In essence, based on the parties' intent to be bound to the new Management Agreement and DeWitt's failure to promptly rescind the contract, we hold that the trial court did not err in finding the existence of a valid agreement.
In light of our affirmation of the trial court's finding that the new Management Agreement was a valid agreement, we now address the issues raised in Guam United's Cross-Appeal with respect to the damages portion of the trial. On Cross-Appeal, Guam United argues that the trial court committed the following errors: (1) awarding interest on defendant's security deposit; (2) concluding that DeWitt has met its burden of proof on it's affirmative defense that Guam United had failed to mitigate; (3) denying the cost of repair by Quality Builders; (4) awarding simple interest on the judgment; (5) denying reasonable rent for the cold storage unit; and, (6) permitting an undisclosed rebuttal witness to testify.
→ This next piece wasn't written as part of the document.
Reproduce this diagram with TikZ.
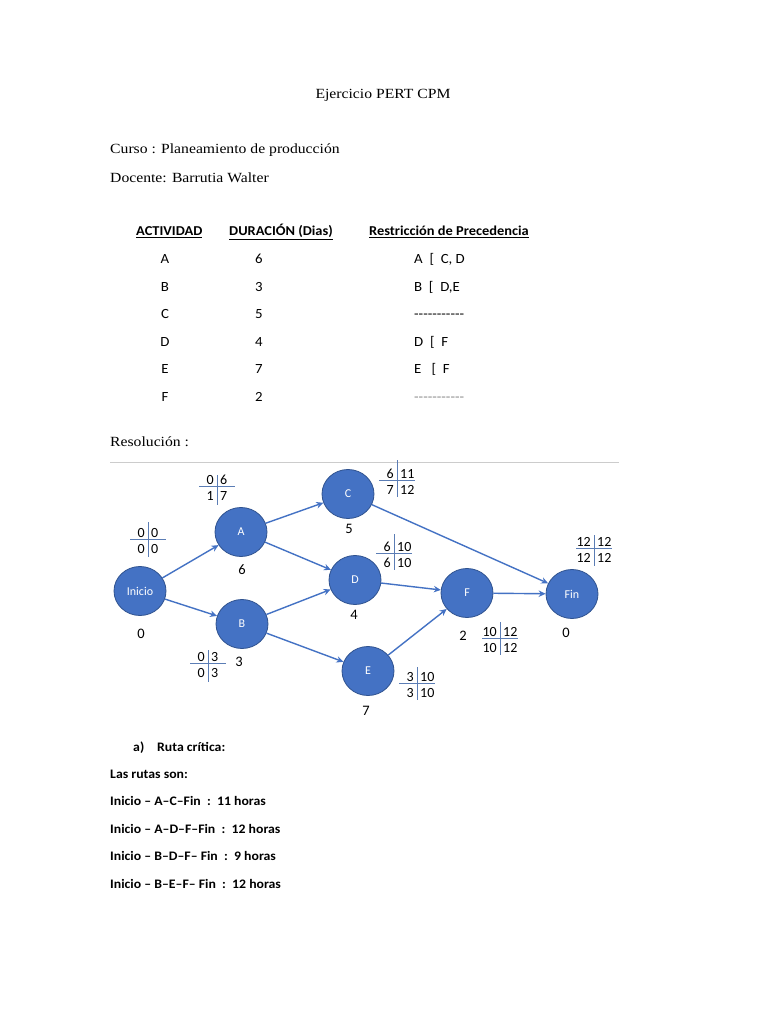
\documentclass[tikz,border=0pt]{standalone}
\usepackage{fontspec}
\setmainfont{Liberation Serif}[FakeStretch=1.12]
\newfontfamily\cf{Carlito}[Ligatures=TeX]
\newfontfamily\cfw{Carlito}[Ligatures=TeX, FakeStretch=1.06]
\usetikzlibrary{arrows.meta,shapes.geometric}
\definecolor{nodeblue}{HTML}{4472C4}
\definecolor{nodeedge}{HTML}{2F528F}
\definecolor{crossblue}{HTML}{5B7DB5}
\tikzset{
  ev/.style={ellipse, minimum width=52pt, minimum height=49pt, fill=nodeblue, draw=nodeedge,
    line width=0.8pt, text=white, font=\cf\fontsize{12}{14}\selectfont, inner sep=0pt},
  arr/.style={-{Stealth[length=7pt,width=6.5pt]}, draw=nodeblue, line width=1.4pt},
  num/.style={font=\cf\fontsize{14}{16}\selectfont, inner sep=0pt},
  lbl/.style={font=\cf\fontsize{14.5}{16}\selectfont, inner sep=0pt},
  serif/.style={font=\fontsize{14}{17}\selectfont, anchor=base west, inner sep=0pt},
  bodyb/.style={font=\cfw\bfseries\fontsize{13}{15}\selectfont, anchor=base west, inner sep=0pt},
  cell/.style={font=\cfw\fontsize{14}{15}\selectfont, anchor=base, inner sep=0pt},
  hcell/.style={font=\cfw\bfseries\fontsize{13.6}{15}\selectfont, anchor=base west, inner sep=0pt},
  crossline/.style={draw=crossblue, line width=1pt}
}
% #1 name, #2 vx, #3 hy, #4..#7 numbers tl tr bl br, #8 top of vertical, #9 bottom of vertical
\newcommand\pcross[9]{%
  \draw[crossline] (#2-18,#3) -- (#2+18,#3);
  \draw[crossline] (#2,#8) -- (#2,#9);
  \node[num, anchor=base east] (#1tl) at (#2-3,#3-2) {#4};
  \node[num, anchor=base west] (#1tr) at (#2+3,#3-2) {#5};
  \node[num, anchor=base east] (#1bl) at (#2-3,#3+14) {#6};
  \node[num, anchor=base west] (#1br) at (#2+3,#3+14) {#7};
}
\begin{document}
\begin{tikzpicture}[x=1pt,y=-1pt]
\useasboundingbox[fill=white] (0,0) rectangle (768,1024);

% header texts
\node[serif, anchor=base] (title) at (383,99) {Ejercicio PERT CPM};
\node[serif] (curso) at (110,154) {Curso : Planeamiento de producción};
\node[serif] (docente) at (110,183) {Docente: Barrutia Walter};

% table
\node[hcell] (h1) at (136,236) {\underline{ACTIVIDAD}};
\node[hcell] (h2) at (229,236) {\underline{DURACIÓN (Dias)}};
\node[hcell] (h3) at (369,236) {\underline{Restricción de Precedencia}};
\foreach \a/\d/\r/\y [count=\i] in {A/6/{A\ \ [\ \ C, D}/263, B/3/{B\ \ [\ \ D,E}/291, C/5/{-{}-{}-{}-{}-{}-{}-{}-{}-{}-{}-}/318, D/4/{D\ \ [\ \ F}/346, E/7/{E\ \ \ [\ \ F}/373, F/2/{\textcolor{black!45}{-{}-{}-{}-{}-{}-{}-{}-{}-{}-{}-}}/401}{
  \node[cell] (act\i) at (165,\y) {\a};
  \node[cell] (dur\i) at (259,\y) {\d};
  \node[cell, anchor=base west] (res\i) at (414,\y) {\r};
}

\node[serif] (resol) at (110,446) {Resolución :};
\draw[gray!40, line width=1pt] (110,462) -- (619,462);

% network nodes
\node[ev] (ini) at (140,591) {Inicio};
\node[ev] (A) at (241,532) {A};
\node[ev] (B) at (242,624) {B};
\node[ev] (C) at (348,494) {C};
\node[ev] (D) at (355,580) {D};
\node[ev] (E) at (368,671) {E};
\node[ev] (F) at (467,593) {F};
\node[ev] (fin) at (572,594) {Fin};

% connectors
\draw[arr] (ini) -- (A);
\draw[arr] (ini) -- (B);
\draw[arr] (A) -- (C);
\draw[arr] (A) -- (D);
\draw[arr] (B) -- (D);
\draw[arr] (B) -- (E);
\draw[arr] (C) -- (fin);
\draw[arr] (D) -- (F);
\draw[arr] (E) -- (F);
\draw[arr] (F) -- (fin);

% durations
\node[lbl] (dini) at (141,634) {0};
\node[lbl] (dA) at (242,570) {6};
\node[lbl] (dC) at (349,529) {5};
\node[lbl] (dD) at (354,615) {4};
\node[lbl] (dE) at (366,711) {7};
\node[lbl] (dF) at (463,636) {2};
\node[lbl] (dfin) at (566,633) {0};
\node[lbl] (dB) at (239,662) {3};

% PERT crosses
\pcross{xini}{148}{539}{0}{0}{0}{0}{522}{557}
\pcross{xA}{217}{486}{0}{6}{1}{7}{475}{505}
\pcross{xC}{397}{480}{6}{11}{7}{12}{460}{497}
\pcross{xD}{394}{553}{6}{10}{6}{10}{534}{570}
\pcross{xfin}{594}{548}{12}{12}{12}{12}{535}{566}
\pcross{xF}{500}{638}{10}{12}{10}{12}{622}{655}
\pcross{xE}{417}{683}{3}{10}{3}{10}{667}{700}
\pcross{xB}{208}{663}{0}{3}{0}{3}{650}{682}

% bottom text
\node[bodyb] (a) at (133,751) {a)};
\node[bodyb] (ruta) at (157,751) {Ruta crítica:};
\node[bodyb] (rutas) at (110,778) {Las rutas son:};
\node[bodyb] (r1) at (110,805) {Inicio – A–C–Fin\ \ :\ \ 11 horas};
\node[bodyb] (r2) at (110,833) {Inicio – A–D–F–Fin\ \ :\ \ 12 horas};
\node[bodyb] (r3) at (110,860) {Inicio – B–D–F– Fin\ \ :\ \ 9 horas};
\node[bodyb] (r4) at (110,888) {Inicio – B–E–F– Fin\ \ :\ \ 12 horas};
\end{tikzpicture}
\end{document}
1. Interest on the Security Deposit
The first damages issue presented on cross-appeal is whether the trial court erred in awarding pre-judgment interest on DeWitt's security deposit. The standard of review for a lower court's award of interest is an abuse of discretion. Sumitomo Construction Co., Inc. v. Government of Guam, 2001 Guam 23, P7; see Pabst v. Oklahoma Gas & Elec. Co., 228 F.3d 1128, 1136 (10th Cir. 2000). We review contract construction de novo. See Apana v. Rosario, 2000 Guam 7, P9; State Farm Mut. Auto. Ins. Co. v. George Hyman Constr. Co., 306 Ill. App. 3d 874, 715 N.E.2d 749, 754-55, 240 Ill. Dec. 62 (Ill. App. Ct. 1999). "In interpreting a contract, the language governs if clear and explicit and not involving absurdity." Ronquillo v. Korea Auto., Fire, & Marine Ins. Co., 2001 Guam 25, P 10 (citing Title 18 GCA § 87104 (1992)).
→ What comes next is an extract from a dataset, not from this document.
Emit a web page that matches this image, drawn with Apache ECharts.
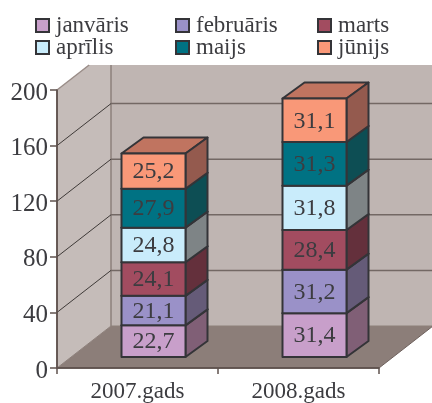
<!DOCTYPE html>
<html><head><meta charset="utf-8">
<style>html,body{margin:0;padding:0;background:#fff}#c{width:432px;height:403px}</style>
<script src="https://cdn.jsdelivr.net/npm/echarts@6/dist/echarts.min.js"></script>
</head><body><div id="c"></div>
<script>
const categories = ['2007.gads', '2008.gads'];
const months = ['janvāris', 'februāris', 'marts', 'aprīlis', 'maijs', 'jūnijs'];
const janvaris = [22.7, 31.4];
const februaris = [21.1, 31.2];
const marts = [24.1, 28.4];
const aprilis = [24.8, 31.8];
const maijs = [27.9, 31.3];
const junijs = [25.2, 31.1];
const yTicks = [0, 40, 80, 120, 160, 200];
const seriesValues = [janvaris, februaris, marts, aprilis, maijs, junijs];

const faces = ['#c89fca', '#9a91c8', '#a24c60', '#c9ecfb', '#007283', '#f99878'];
const sides = ['#805f76', '#655b78', '#64303c', '#7e8486', '#0d4e54', '#945a4e'];
const tops = ['#a07fa0', '#7b74a0', '#82404d', '#a1bcc9', '#005b69', '#c07460'];
const legendPos = [[35,14],[175,14],[317,14],[35,36],[175,36],[317,36]];
const FONT = '"Liberation Serif", serif';
const INK = '#3c3c40', EDGE = '#343438', AXIS = '#5f524e';
const WALL_DX = 54, WALL_DY = 42, CLIP_Y = 65, RIGHT_X = 432;
const BAR_W = 64, BAR_DX = 16, BAR_DY = 11, SIDE_DX = 22, SIDE_DY = 16, BAR_STRETCH = 1.004;

const chart = echarts.init(document.getElementById('c'), null, {renderer: 'canvas'});

const poly = (points, fill) => ({type: 'polygon', shape: {points}, style: {fill, stroke: null}});
const line = (x1, y1, x2, y2, stroke, lineWidth) => ({type: 'line', shape: {x1, y1, x2, y2}, style: {stroke, lineWidth}});

function renderWalls(params, api) {
  const o = api.coord([0, 0]);
  const t = api.coord([0, 200]);
  const L = params.coordSys.x, R = L + params.coordSys.width, B = o[1], T = t[1];
  const backX = L + WALL_DX, backY = B - WALL_DY;
  const clipX = L + (T - CLIP_Y) * WALL_DX / WALL_DY;
  return {type: 'group', children: [
    poly([[backX, CLIP_Y], [RIGHT_X, CLIP_Y], [RIGHT_X, backY], [backX, backY]], '#bfb5b2'),
    poly([[L, B], [backX, backY], [backX, CLIP_Y], [clipX, CLIP_Y], [L, T]], '#c5bcb9'),
    poly([[L, B], [R, B], [R + WALL_DX, backY], [backX, backY]], '#8c7e79'),
    line(backX, CLIP_Y, backX, backY, '#8d807b', 1.5),
    line(L, T, clipX, CLIP_Y, '#9a8d88', 1.5),
    line(L, B, backX, backY, '#8d807b', 1),
    line(backX, backY, RIGHT_X, backY, '#8d807b', 1),
    line(R, B, R + WALL_DX, backY, '#6e615d', 1),
    line(L, T, L, B + 0.5, AXIS, 1.5),
    line(L, B, R, B, AXIS, 1.5)
  ]};
}

function renderGrid(params, api) {
  const v = api.value(0);
  if (v === 0 || v === 200) return {type: 'group', children: []};
  const p = api.coord([0, v]);
  const L = params.coordSys.x;
  return {type: 'group', children: [
    line(L, p[1], L + WALL_DX, p[1] - WALL_DY, '#3f3a38', 1),
    line(L + WALL_DX, p[1] - WALL_DY, RIGHT_X, p[1] - WALL_DY, '#736864', 1.5)
  ]};
}

function renderSeg(params, api) {
  const i = params.seriesIndex - 2;
  const zero = api.coord([api.value(0), 0]);
  const base = api.coord([api.value(0), api.value(2)]);
  const top = api.coord([api.value(0), api.value(2) + api.value(1)]);
  const x0 = base[0] + BAR_DX - BAR_W / 2, x1 = x0 + BAR_W;
  const yb = zero[1] - (zero[1] - base[1]) * BAR_STRETCH - BAR_DY;
  const yt = zero[1] - (zero[1] - top[1]) * BAR_STRETCH - BAR_DY;
  const stroke = {stroke: EDGE, lineWidth: 2, lineJoin: 'round'};
  return {type: 'group', children: [
    {type: 'polygon', shape: {points: [[x0, yt], [x1, yt], [x1 + SIDE_DX, yt - SIDE_DY], [x0 + SIDE_DX, yt - SIDE_DY]]}, style: Object.assign({fill: tops[i]}, stroke)},
    {type: 'polygon', shape: {points: [[x1, yb], [x1 + SIDE_DX, yb - SIDE_DY], [x1 + SIDE_DX, yt - SIDE_DY], [x1, yt]]}, style: Object.assign({fill: sides[i]}, stroke)},
    {type: 'rect', shape: {x: x0, y: yt, width: BAR_W, height: yb - yt}, style: Object.assign({fill: faces[i]}, stroke)},
    {type: 'text', style: {text: api.value(1).toFixed(1).replace('.', ','), x: (x0 + x1) / 2, y: (yb + yt) / 2 + 1,
      align: 'center', verticalAlign: 'middle', font: '24px ' + FONT, fill: INK}}
  ]};
}

const running = categories.map(() => 0);
const barSeries = months.map((name, i) => {
  const data = seriesValues[i].map((v, c) => {
    const row = [c, v, running[c]];
    running[c] += v;
    return row;
  });
  return {type: 'custom', name, z: 5, clip: false, renderItem: renderSeg, data,
    encode: {x: 0, y: 1}, itemStyle: {color: faces[i], borderColor: EDGE, borderWidth: 2}};
});

chart.setOption({
  animation: false,
  backgroundColor: '#fff',
  legend: months.map((name, i) => ({
    data: [{name, icon: 'rect'}], left: legendPos[i][0], top: legendPos[i][1], padding: 0,
    itemWidth: 13, itemHeight: 13, selectedMode: false,
    textStyle: {fontFamily: FONT, fontSize: 23, color: INK, padding: [0, 0, 0, 2]}
  })),
  grid: {left: 57, right: 53, top: 90, bottom: 35},
  xAxis: {type: 'category', data: categories, z: 6,
    axisLine: {show: true, lineStyle: {color: AXIS, width: 1.5}},
    axisTick: {show: true, inside: false, length: 6, lineStyle: {color: AXIS, width: 1.5}},
    axisLabel: {fontFamily: FONT, fontSize: 23, color: INK, margin: 12}},
  yAxis: {type: 'value', min: 0, max: 200, interval: 40, z: 6,
    splitLine: {show: false},
    axisLine: {show: true, lineStyle: {color: AXIS, width: 1.5}},
    axisTick: {show: true, inside: false, length: 7, lineStyle: {color: AXIS, width: 1.5}},
    axisLabel: {color: INK, margin: 9, formatter: '{t|{value}}',
      rich: {t: {fontFamily: FONT, fontSize: 25, color: INK, padding: [6, 0, 0, 0]}}}},
  series: [
    {type: 'custom', z: 1, silent: true, clip: false, renderItem: renderWalls, data: [[0]], encode: {y: 0}},
    {type: 'custom', z: 2, silent: true, clip: false, renderItem: renderGrid, data: yTicks.map(v => [v]), encode: {y: 0}}
  ].concat(barSeries)
});
</script></body></html>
In the present case, the trial court awarded pre-judgment interest "at the rate of 6% per annum on the damages" incurred by Guam United as a result of DeWitt's breach of the new Management Agreement. DeWitt's Excerpts of Record, tab D, p. D26 (Decision and Order, May 29, 2002). However, because Guam United was in possession of DeWitt's security deposit in the amount of $ 54,400.00, the trial court granted DeWitt judgment in this amount and ordered that the amount "shall be set off against [Guam United's] judgment." DeWitt's Excerpts of Record, tab E, p. E2 (Judgment, June 10, 2002). Guam United argues that even though the new Management Agreement precludes the security deposit from earning interest, the trial court did not err in awarding pre-judgment interest on DeWitt's security deposit. We disagree.
In addition to DeWitt's security deposit, the trial court also granted DeWitt judgment on the lease payments it made, which exceeded the amount required under the new Management Agreement. DeWitt's Excerpts of Record, tab E, p. E2 (Judgment, June 10, 2002).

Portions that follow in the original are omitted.